Mi abuela solía verlos por televisión desde el sillón de su cálida sala, la renta era reto mensual, ni hablar de los toros. Su mente viajaba a su niñez, al tranvía de san Pedro de los Pinos, a las calles de Tepito, a la mano de su padre que la llevaba a ver aquel espectáculo. Alguna vez bebió la sangre recién salida de la yugular del toro, “espesa y caliente”, decía. Allí se hizo experta en aguayón y cuete, su ojo para la carne era envidiable, varias zacapelas le tocaron a Don Nacho, carnicero de confianza, por insistir que aquello era lo que ella pedía. Aquellos toros fueron parte de su niñez y su vida. A mi padre le gustaban los rejoneadores, “hermosos caballos” decía; mi madre, ni hablar. Mi esposa aborrece la fiesta; Yo, los veo a la distancia, sin razón de ser. Mi hija, simplemente no consentiría ningún espectáculo que maltrate animales y mi hijo, va por esa línea.

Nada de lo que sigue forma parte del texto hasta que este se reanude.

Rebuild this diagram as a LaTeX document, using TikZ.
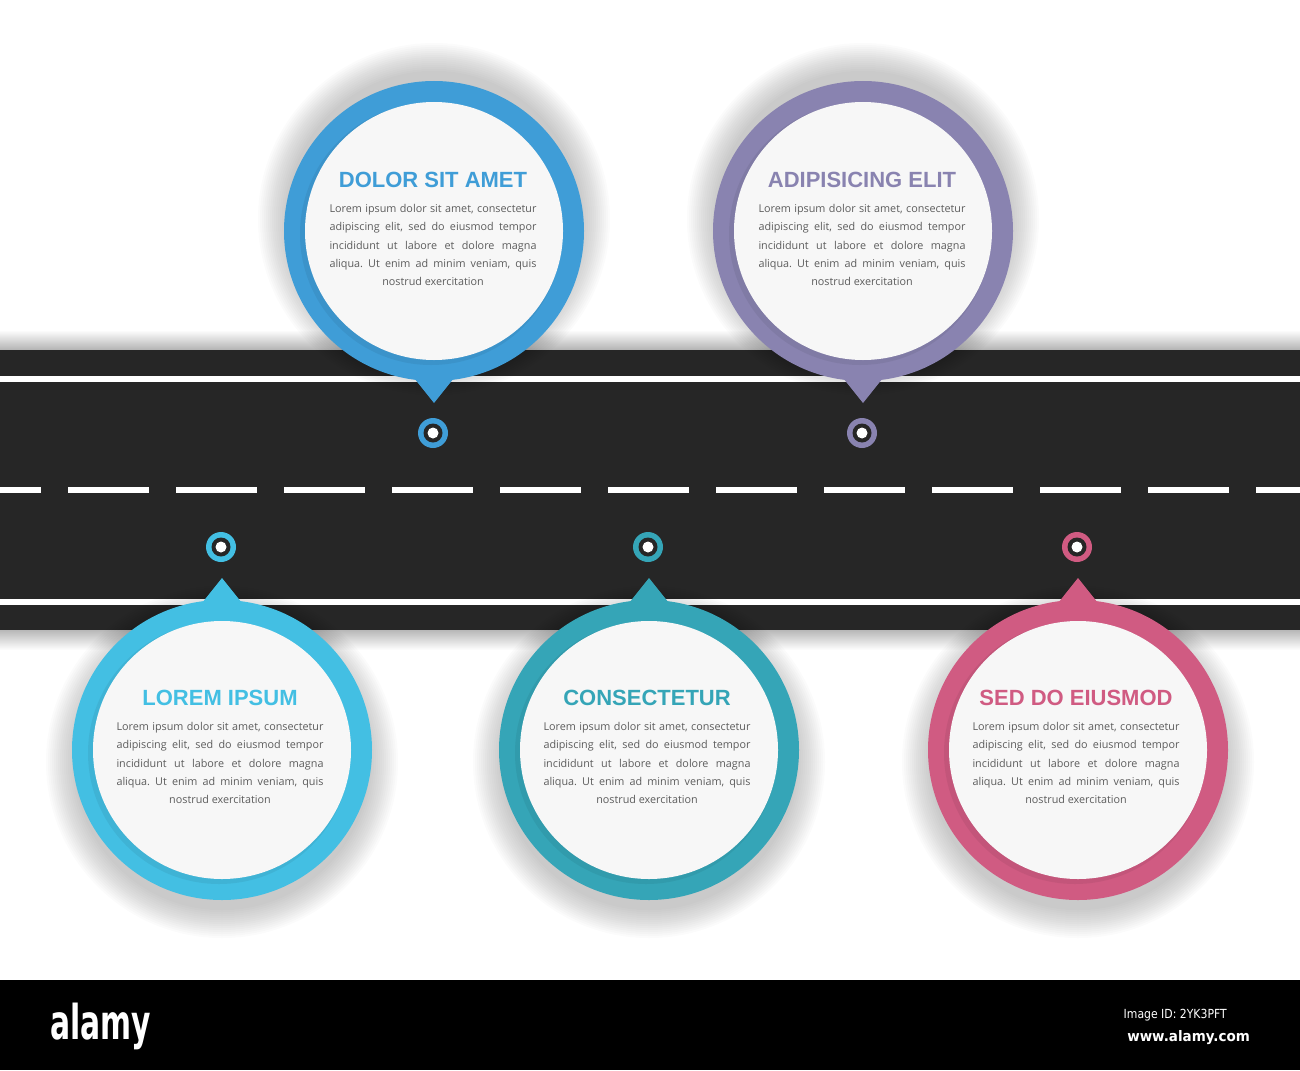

En mi historia familiar veo a los toros, un gusto que tendrá su muerte natural, una actividad que no encontrará eco en las mayorías aun cuando en muy pequeñas minorías los recuerdos de su niñez se enciendan con las chicuelinas.

“¡Muy bien!, ¡así!, ¡¿ves?! ¡qué bonito!”, se escucha entre los ciruelos. Desde el sueño de un ambientalista, veo marchitarse a los toros, aun cuando haya Diestros tan excepcionales y apasionados como el que tengo ante mis ojos; es tiempo de reconstruir sobre lo que había antes, de reinventar.